Pour s’émanciper des circuits traditionnels, ils privilégient des structures indépendantes, l’autoproduction et des labels alternatifs qui leur offrent un cadre plus souple et respectueux de leur vision artistique. Forever Living Originals, par exemple, incarne cette approche en réunissant des artistes comme Cleo Sol et le mystérieux collectif SAULT, qui cultivent une esthétique à contre-courant du mainstream, en refusant les interviews et en publiant leur musique de manière quasi-anonyme. De son côté, Because Music accompagne des artistes comme Jorja Smith, lui permettant de naviguer entre indépendance et visibilité internationale.

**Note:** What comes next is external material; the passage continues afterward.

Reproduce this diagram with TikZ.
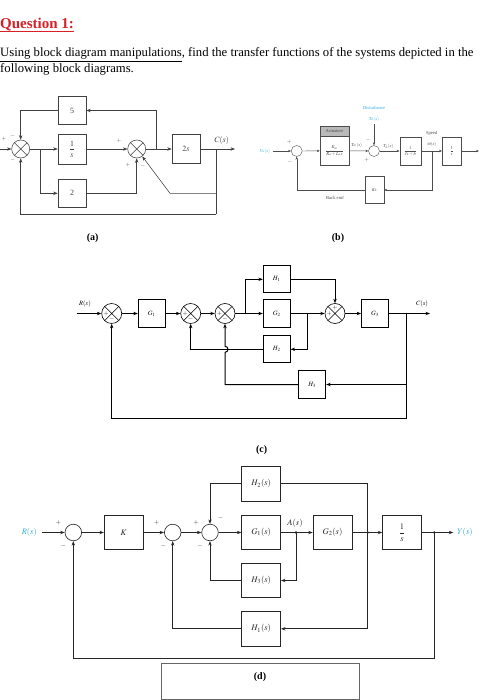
\documentclass[tikz,border=0pt]{standalone}
\usepackage{mathptmx}
\usepackage{fontspec}
\setmainfont{Liberation Serif}
\usepackage{tikz}
\usetikzlibrary{arrows.meta}
\definecolor{qred}{RGB}{214,32,38}
\definecolor{sigcyan}{RGB}{45,170,215}

\begin{document}
\begin{tikzpicture}[x=1pt, y=-1pt,
        blk/.style={draw, inner sep=0pt, minimum width=28pt, minimum height=28pt},
        sumx/.style={draw, circle, inner sep=0pt, minimum size=18pt,
            path picture={\draw (path picture bounding box.north west) -- (path picture bounding box.south east)
                (path picture bounding box.north east) -- (path picture bounding box.south west);}},
        sumo/.style={draw, circle, inner sep=0pt, minimum size=11pt},
        sig/.style={-{Stealth[length=4.5pt,width=3.4pt]}},
        sgn/.style={inner sep=0pt, font=\fontsize{6}{6}\selectfont},
        lbl/.style={inner sep=0pt, font=\bfseries\fontsize{10}{12}\selectfont}]
    \useasboundingbox (0,0) rectangle (481,700);

    % question text
    \node[anchor=base west, inner sep=0pt, text=qred, font=\bfseries\fontsize{15}{17}\selectfont] (title) at (0,29) {Question 1:};
    \draw[qred, line width=0.9pt] ([yshift=-2.2pt]title.base west) -- ([yshift=-2.2pt]title.base east);
    \node[anchor=base west, inner sep=0pt, font=\fontsize{12.7}{15}\selectfont] (task) at (0,57) {\underline{Using block diagram manipulations}, find the transfer functions of the systems depicted in the};
    \node[anchor=base west, inner sep=0pt, font=\fontsize{12.7}{15}\selectfont] (task2) at (0,73) {following block diagrams.};

    % (a)
    \begin{scope}[color=black!75, line width=0.55pt, every node/.append style={font=\fontsize{8}{9}\selectfont}]
        \node[sumx] (as1) at (20.7,149) {};
        \node[blk] (a5) at (72,110.5) {5};
        \node[blk, minimum height=30pt] (ainv) at (72,149) {$\displaystyle\frac{1}{s}$};
        \node[blk] (a2) at (72,193.3) {2};
        \node[sumx] (as2) at (136.7,149) {};
        \node[blk, minimum height=29pt] (a2s) at (186,149) {$2s$};
        \coordinate (ain) at (0,149);
        \coordinate (aout) at (235,149);
        \draw[sig] (ain) -- (as1);
        \draw[sig] (as1) -- (ainv);
        \draw[sig] (ainv) -- (as2);
        \draw[sig] (as2) -- (a2s);
        \draw[sig] (a2s) -- (aout);
        \draw[sig] (156.7,149) |- (a5);
        \draw[sig] (a5) -| (as1);
        \draw[sig] (40.7,149) |- (a2);
        \draw[sig] (a2) -| (as2);
        \draw (216,149) -- (216,214);
        \draw[sig] (216,193.3) -- (170,193.3) -- (as2);
        \draw[sig] (216,214) -| (as1);
        \foreach \x/\y/\s [count=\i] in {4/139.5/+, 12.7/135.7/-, 12.7/160/-, 119/140.7/+, 128/165/+, 143/166/-}
            \node[sgn] (asg\i) at (\x,\y) {$\s$};
        \node (aC) at (221.7,140.7) {$C(s)$};
    \end{scope}
    \node[lbl] (alb) at (92.7,238) {(a)};

    % (b)
    \begin{scope}[color=black!70, line width=0.4pt, sig/.append style={-{Stealth[length=3pt,width=2.4pt]}},
            every node/.append style={font=\fontsize{4.6}{5}\selectfont}]
        \node[sumo] (bs1) at (296.7,151) {};
        \node[blk, minimum width=29pt, minimum height=28.3pt] (barm) at (334.5,150.8) {$\displaystyle\frac{K_m}{R_a+L_a s}$};
        \node[blk, minimum width=29pt, minimum height=10pt, fill=gray!55, anchor=south] (barmh) at (barm.north) {Armature};
        \node[sumo] (bs2) at (374,151) {};
        \node[blk, minimum width=21pt, minimum height=28.3pt] (bjb) at (410.3,151) {$\displaystyle\frac{1}{Js+b}$};
        \node[blk, minimum width=19pt, minimum height=28.3pt] (bint) at (451.7,151) {$\displaystyle\frac{1}{s}$};
        \node[blk, minimum width=19pt, minimum height=26.7pt] (bkb) at (374.5,190) {$K_b$};
        \coordinate (bin) at (273,151);
        \coordinate (bout) at (479,151);
        \coordinate (bd) at (374,124.3);
        \coordinate (bw) at (431.7,151);
        \draw[sig] (bin) -- (bs1);
        \draw[sig] (bs1) -- (barm);
        \draw[sig] (barm) -- (bs2);
        \draw[sig] (bs2) -- (bjb);
        \draw[sig] (bjb) -- (bint);
        \draw[sig] (bint) -- (bout);
        \draw[sig] (bd) -- (bs2);
        \draw[sig] (bw) |- (bkb);
        \draw[sig] (bkb) -| (bs1);
        \node[text=sigcyan] (bVa) at (265,151) {$V_a(s)$};
        \node[text=sigcyan] (bdist) at (374,108.3) {Disturbance};
        \node[text=sigcyan] (bTd) at (374,119) {$T_d(s)$};
        \node (bTm) at (356.7,145) {$T_m(s)$};
        \node (bTL) at (388.3,146.7) {$T_L(s)$};
        \node (bspeed) at (431.7,133.3) {Speed};
        \node (bomega) at (431.7,144.3) {$\omega(s)$};
        \node (bemf) at (335,197.7) {Back emf};
        \foreach \x/\y/\s [count=\i] in {289.3/141.7/+, 290/161.7/-, 368.3/140/-, 366.7/160/+}
            \node[sgn] (bsg\i) at (\x,\y) {$\s$};
    \end{scope}
    \node[lbl] (blb) at (338,238) {(b)};

    % (c)
    \begin{scope}[color=black, line width=1pt, blk/.append style={minimum width=26.7pt, minimum height=27.3pt},
            every node/.append style={font=\fontsize{6.5}{7}\selectfont}]
        \node[sumx, minimum size=20pt, line width=0.6pt] (cs1) at (111.7,313.5) {};
        \node[blk] (cg1) at (151.7,313.5) {$G_1$};
        \node[sumx, minimum size=20pt, line width=0.6pt] (cs2) at (190.7,313.5) {};
        \node[sumx, minimum size=20pt, line width=0.6pt] (cs3) at (225,313.5) {};
        \node[blk, minimum height=26.7pt] (ch1) at (276.7,279.3) {$H_1$};
        \node[blk] (cg2) at (276.7,313.5) {$G_2$};
        \node[blk, minimum height=26.7pt] (ch2) at (276.7,349.3) {$H_2$};
        \node[sumx, minimum size=20pt, line width=0.6pt] (cs4) at (335,313.5) {};
        \node[blk] (cg3) at (375,313.5) {$G_3$};
        \node[blk, minimum width=27.3pt, minimum height=27.7pt] (ch3) at (312,384.5) {$H_3$};
        \coordinate (cin) at (76.7,313.5);
        \coordinate (cout) at (430,313.5);
        \coordinate (cb1) at (245,313.5);
        \coordinate (cb2) at (307.3,313.5);
        \coordinate (cb3) at (406.7,313.5);
        \draw[sig] (cin) -- (cs1);
        \draw[sig] (cs1) -- (cg1);
        \draw[sig] (cg1) -- (cs2);
        \draw[sig] (cs2) -- (cs3);
        \draw[sig] (cs3) -- (cg2);
        \draw[sig] (cb1) |- (ch1);
        \draw[sig] (ch1) -| (cs4);
        \draw[sig] (cg2) -- (cs4);
        \draw[sig] (cb2) |- (ch2);
        \draw[sig] (ch2) -| (cs2);
        \draw[sig] (cs4) -- (cg3);
        \draw[sig] (cg3) -- (cout);
        \draw[sig] (cb3) |- (ch3);
        \draw[sig] (cb3) -- (406.7,418.3) -| (cs1);
        \draw[sig] (ch3) -| (225,352.3) arc[start angle=-90, end angle=90, radius=3pt] -- (cs3);
        \foreach \s in {cs1,cs2,cs3} {
            \node[sgn, font=\bfseries\fontsize{6.5}{6.5}\selectfont] (\s p) at ([xshift=-5.5pt]\s.center) {$+$};
            \node[sgn, font=\bfseries\fontsize{6.5}{6.5}\selectfont] (\s m) at ([yshift=-5.5pt]\s.center) {$-$};
        }
        \node[sgn, font=\fontsize{6.5}{6.5}\selectfont] (cp1) at ([xshift=-5.5pt]cs4.center) {$+$};
        \node[sgn, font=\fontsize{6.5}{6.5}\selectfont] (cp2) at ([yshift=5.5pt]cs4.center) {$+$};
        \node (cR) at (85,304) {$R(s)$};
        \node (cC) at (422,304) {$C(s)$};
    \end{scope}
    \node[lbl] (clb) at (261.7,450) {(c)};

    % (d)
    \begin{scope}[color=black!85, line width=1pt, blk/.append style={minimum width=39pt, minimum height=34.5pt, line width=0.6pt},
            sumo/.append style={minimum size=16.6pt, line width=0.6pt},
            every node/.append style={font=\fontsize{8.5}{9}\selectfont}]
        \node[sumo] (ds1) at (73.3,532.5) {};
        \node[blk] (dk) at (123.7,532.5) {$K$};
        \node[sumo] (ds2) at (172.7,532.5) {};
        \node[sumo] (ds3) at (210,532.5) {};
        \node[blk] (dg1) at (261.2,532.5) {$G_1(s)$};
        \node[blk] (dg2) at (332.5,532.5) {$G_2(s)$};
        \node[blk] (dinv) at (402,532.5) {$\displaystyle\frac{1}{s}$};
        \node[blk] (dh2) at (261.2,483.8) {$H_2(s)$};
        \node[blk] (dh3) at (261.2,580.5) {$H_3(s)$};
        \node[blk] (dh1) at (261.2,628.8) {$H_1(s)$};
        \coordinate (din) at (41.7,532.5);
        \coordinate (dout) at (453.3,532.5);
        \coordinate (da) at (296,532.5);
        \coordinate (db) at (367.7,532.5);
        \coordinate (dc) at (434.3,532.5);
        \draw[sig] (din) -- (ds1);
        \draw[sig] (ds1) -- (dk);
        \draw[sig] (dk) -- (ds2);
        \draw[sig] (ds2) -- (ds3);
        \draw[sig] (ds3) -- (dg1);
        \draw[sig] (dg1) -- (dg2);
        \draw[sig] (dg2) -- (dinv);
        \draw[sig] (dinv) -- (dout);
        \draw (db) |- (dh2);
        \draw[sig] (dh2) -| (ds3);
        \draw[sig] (da) |- (dh3);
        \draw[sig] (dh3) -| (ds3);
        \draw[sig] (db) |- (dh1);
        \draw[sig] (dh1) -| (ds2);
        \draw[sig] (dc) -- (434.3,658.3) -| (ds1);
        \foreach \p in {da,db,dc}
            \fill (\p) circle[radius=1.4pt];
        \node[text=sigcyan] (dR) at (29.3,532.5) {$R(s)$};
        \node[text=sigcyan] (dY) at (465,532.5) {$Y(s)$};
        \node (dA) at (295,523.3) {$A(s)$};
        \foreach \x/\y/\s [count=\i] in {58.3/522.7/+, 63.3/546/-, 156.7/522.7/+, 163.3/546/-, 196/522.7/+, 200/546/-, 220.7/517.3/-}
            \node[sgn, font=\fontsize{7}{7}\selectfont] (dsg\i) at (\x,\y) {$\s$};
    \end{scope}
    \draw[black!60, line width=0.6pt] (161.7,663.3) rectangle (359.3,699.2);
    \node[lbl] (dlb) at (260,676.7) {(d)};
\end{tikzpicture}
\end{document}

D’autres, à l’image de Little Simz ou Greentea Peng, s’appuient sur des plateformes comme AWAL, qui leur permettent de gérer leur distribution tout en conservant la pleine maîtrise de leur art.
Cette quête d’indépendance ne se limite pas aux choix de labels, elle s’étend aussi aux méthodes de production et de diffusion. Beaucoup optent pour des sorties surprises, des albums sans promotion traditionnelle, ou encore une communication centrée sur le bouche-à-oreille et les réseaux sociaux, renforçant ainsi un lien plus direct avec leur public. Plus qu’un simple positionnement, c’est un véritable manifeste artistique qui redéfinit les règles du jeu.

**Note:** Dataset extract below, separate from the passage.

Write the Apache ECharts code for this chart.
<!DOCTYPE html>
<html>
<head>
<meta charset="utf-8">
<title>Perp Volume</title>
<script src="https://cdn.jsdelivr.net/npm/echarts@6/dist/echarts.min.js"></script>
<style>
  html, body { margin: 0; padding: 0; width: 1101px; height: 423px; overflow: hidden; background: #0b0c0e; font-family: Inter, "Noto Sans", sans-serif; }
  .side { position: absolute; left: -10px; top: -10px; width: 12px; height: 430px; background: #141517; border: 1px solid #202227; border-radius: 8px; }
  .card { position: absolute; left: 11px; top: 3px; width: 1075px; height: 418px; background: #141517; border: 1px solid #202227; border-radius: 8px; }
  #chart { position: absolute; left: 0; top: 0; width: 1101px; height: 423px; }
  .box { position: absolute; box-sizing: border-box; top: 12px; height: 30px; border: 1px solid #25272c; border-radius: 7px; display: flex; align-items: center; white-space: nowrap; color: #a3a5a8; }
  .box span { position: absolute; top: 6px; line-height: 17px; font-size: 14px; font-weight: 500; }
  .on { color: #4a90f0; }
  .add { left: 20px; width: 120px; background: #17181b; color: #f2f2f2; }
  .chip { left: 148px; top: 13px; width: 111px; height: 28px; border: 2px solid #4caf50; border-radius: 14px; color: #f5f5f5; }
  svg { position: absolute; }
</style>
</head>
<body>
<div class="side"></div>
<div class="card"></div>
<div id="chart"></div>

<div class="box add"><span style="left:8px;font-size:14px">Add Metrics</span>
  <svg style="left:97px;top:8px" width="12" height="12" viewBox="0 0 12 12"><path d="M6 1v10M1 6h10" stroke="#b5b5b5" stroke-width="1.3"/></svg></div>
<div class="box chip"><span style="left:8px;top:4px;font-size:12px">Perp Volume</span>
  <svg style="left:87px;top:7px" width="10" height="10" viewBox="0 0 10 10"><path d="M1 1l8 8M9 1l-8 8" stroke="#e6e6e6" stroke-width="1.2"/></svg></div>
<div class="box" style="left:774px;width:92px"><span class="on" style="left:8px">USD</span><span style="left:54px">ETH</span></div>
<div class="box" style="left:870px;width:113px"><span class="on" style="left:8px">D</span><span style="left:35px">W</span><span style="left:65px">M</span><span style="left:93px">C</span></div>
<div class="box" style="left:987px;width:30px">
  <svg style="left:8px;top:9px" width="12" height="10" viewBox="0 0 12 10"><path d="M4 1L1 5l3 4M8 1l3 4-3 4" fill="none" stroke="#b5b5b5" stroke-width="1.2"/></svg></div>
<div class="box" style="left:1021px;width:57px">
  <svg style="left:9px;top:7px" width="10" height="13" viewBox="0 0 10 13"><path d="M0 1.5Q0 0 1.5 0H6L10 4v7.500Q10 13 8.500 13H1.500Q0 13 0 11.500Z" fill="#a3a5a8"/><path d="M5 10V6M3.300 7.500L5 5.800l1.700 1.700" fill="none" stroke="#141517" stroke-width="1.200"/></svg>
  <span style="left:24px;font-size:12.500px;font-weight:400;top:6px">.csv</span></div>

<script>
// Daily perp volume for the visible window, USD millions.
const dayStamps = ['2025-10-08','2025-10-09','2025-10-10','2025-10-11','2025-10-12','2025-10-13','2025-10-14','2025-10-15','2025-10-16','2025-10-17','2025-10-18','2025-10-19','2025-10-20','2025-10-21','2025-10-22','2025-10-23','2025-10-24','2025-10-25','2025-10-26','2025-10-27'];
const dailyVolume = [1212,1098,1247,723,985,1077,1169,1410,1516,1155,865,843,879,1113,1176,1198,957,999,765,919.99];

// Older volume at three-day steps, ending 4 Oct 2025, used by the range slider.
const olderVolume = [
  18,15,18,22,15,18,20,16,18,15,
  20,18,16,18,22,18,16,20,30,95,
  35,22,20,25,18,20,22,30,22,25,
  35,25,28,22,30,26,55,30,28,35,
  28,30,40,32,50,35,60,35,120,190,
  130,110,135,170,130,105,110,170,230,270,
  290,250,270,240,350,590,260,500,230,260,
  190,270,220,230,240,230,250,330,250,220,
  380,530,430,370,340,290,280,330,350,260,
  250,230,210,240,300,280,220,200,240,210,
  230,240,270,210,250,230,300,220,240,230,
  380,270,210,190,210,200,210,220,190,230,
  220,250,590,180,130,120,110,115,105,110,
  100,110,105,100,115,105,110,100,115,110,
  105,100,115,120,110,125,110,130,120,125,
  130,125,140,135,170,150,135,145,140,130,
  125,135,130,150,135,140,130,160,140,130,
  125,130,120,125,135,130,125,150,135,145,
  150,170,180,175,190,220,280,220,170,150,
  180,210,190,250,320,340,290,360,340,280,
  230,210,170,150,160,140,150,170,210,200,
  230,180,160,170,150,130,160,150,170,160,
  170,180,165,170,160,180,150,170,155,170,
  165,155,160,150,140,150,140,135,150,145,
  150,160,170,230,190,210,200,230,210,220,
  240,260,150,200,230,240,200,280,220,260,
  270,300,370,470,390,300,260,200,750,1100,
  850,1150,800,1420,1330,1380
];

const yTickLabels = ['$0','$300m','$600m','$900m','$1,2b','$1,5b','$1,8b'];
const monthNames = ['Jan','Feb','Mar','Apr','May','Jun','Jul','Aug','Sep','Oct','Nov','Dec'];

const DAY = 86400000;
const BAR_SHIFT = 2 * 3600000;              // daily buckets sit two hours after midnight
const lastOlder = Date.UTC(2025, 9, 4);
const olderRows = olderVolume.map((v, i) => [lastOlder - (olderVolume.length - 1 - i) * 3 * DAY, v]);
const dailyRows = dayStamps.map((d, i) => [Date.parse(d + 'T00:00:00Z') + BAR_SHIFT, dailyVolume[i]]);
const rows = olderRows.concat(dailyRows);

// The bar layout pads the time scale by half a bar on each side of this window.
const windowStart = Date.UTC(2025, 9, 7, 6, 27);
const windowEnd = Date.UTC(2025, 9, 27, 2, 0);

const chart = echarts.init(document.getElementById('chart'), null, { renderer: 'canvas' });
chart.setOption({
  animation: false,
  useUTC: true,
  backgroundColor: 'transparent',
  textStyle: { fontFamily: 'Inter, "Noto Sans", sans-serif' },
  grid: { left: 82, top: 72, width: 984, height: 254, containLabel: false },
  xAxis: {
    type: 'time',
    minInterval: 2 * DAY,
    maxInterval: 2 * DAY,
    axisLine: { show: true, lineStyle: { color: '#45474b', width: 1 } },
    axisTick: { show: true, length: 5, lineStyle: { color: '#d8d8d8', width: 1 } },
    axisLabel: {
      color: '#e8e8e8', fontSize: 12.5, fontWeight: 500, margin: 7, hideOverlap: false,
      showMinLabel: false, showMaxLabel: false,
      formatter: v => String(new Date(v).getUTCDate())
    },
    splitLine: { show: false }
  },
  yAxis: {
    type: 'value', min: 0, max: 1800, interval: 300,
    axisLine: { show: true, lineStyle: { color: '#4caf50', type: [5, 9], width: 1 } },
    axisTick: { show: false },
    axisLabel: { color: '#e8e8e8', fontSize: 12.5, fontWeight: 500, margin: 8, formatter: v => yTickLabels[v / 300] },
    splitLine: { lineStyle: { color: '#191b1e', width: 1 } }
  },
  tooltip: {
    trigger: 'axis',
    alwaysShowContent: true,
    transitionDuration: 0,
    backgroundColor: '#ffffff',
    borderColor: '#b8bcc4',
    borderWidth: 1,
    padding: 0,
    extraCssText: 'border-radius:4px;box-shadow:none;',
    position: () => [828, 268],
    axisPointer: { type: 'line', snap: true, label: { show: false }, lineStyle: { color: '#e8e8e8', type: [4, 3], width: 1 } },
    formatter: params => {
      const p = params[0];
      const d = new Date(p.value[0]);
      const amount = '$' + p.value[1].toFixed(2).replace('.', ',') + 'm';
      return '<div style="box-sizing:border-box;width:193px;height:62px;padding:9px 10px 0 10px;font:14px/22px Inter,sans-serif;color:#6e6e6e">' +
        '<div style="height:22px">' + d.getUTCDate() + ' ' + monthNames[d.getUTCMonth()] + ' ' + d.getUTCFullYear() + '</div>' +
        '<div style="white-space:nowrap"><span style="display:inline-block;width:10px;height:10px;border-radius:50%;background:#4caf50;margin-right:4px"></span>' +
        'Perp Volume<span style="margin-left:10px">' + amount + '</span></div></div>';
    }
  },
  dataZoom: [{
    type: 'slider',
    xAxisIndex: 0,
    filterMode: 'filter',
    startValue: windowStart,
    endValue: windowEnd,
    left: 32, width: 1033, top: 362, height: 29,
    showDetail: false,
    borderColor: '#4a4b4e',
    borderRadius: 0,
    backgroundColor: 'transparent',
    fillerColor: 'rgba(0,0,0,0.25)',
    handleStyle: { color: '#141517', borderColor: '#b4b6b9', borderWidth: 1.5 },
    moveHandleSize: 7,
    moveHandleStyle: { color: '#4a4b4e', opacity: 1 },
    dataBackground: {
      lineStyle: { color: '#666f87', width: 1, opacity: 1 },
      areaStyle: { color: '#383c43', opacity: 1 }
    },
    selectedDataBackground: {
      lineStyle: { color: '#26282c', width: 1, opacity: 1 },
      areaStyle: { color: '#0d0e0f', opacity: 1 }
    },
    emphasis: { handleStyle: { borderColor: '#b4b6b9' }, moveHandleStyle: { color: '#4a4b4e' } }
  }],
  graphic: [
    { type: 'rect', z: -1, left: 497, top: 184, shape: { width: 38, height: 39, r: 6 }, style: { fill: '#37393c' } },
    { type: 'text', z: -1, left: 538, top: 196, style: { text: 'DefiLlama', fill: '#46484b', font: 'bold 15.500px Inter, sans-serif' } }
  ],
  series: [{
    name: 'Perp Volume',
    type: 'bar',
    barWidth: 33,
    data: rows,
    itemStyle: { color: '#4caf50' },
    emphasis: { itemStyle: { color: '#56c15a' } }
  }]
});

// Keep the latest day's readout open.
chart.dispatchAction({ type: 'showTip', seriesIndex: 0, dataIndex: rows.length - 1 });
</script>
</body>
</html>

Aujourd’hui, la neo-soul britannique n’est plus qu’un simple prolongement du passé. Elle est une identité musicale à part entière, en perpétuelle mutation. Entre engagement social, hybridation des genres et indépendance artistique, cette nouvelle vague prouve que la soul, loin d’être figée ou encore passée de mode, est un langage universel qui se redéfinit sans cesse. Et si l’île britannique en reste l’un des épicentres, son influence dépasse désormais largement les frontières annonçant de nouvelles évolutions à venir.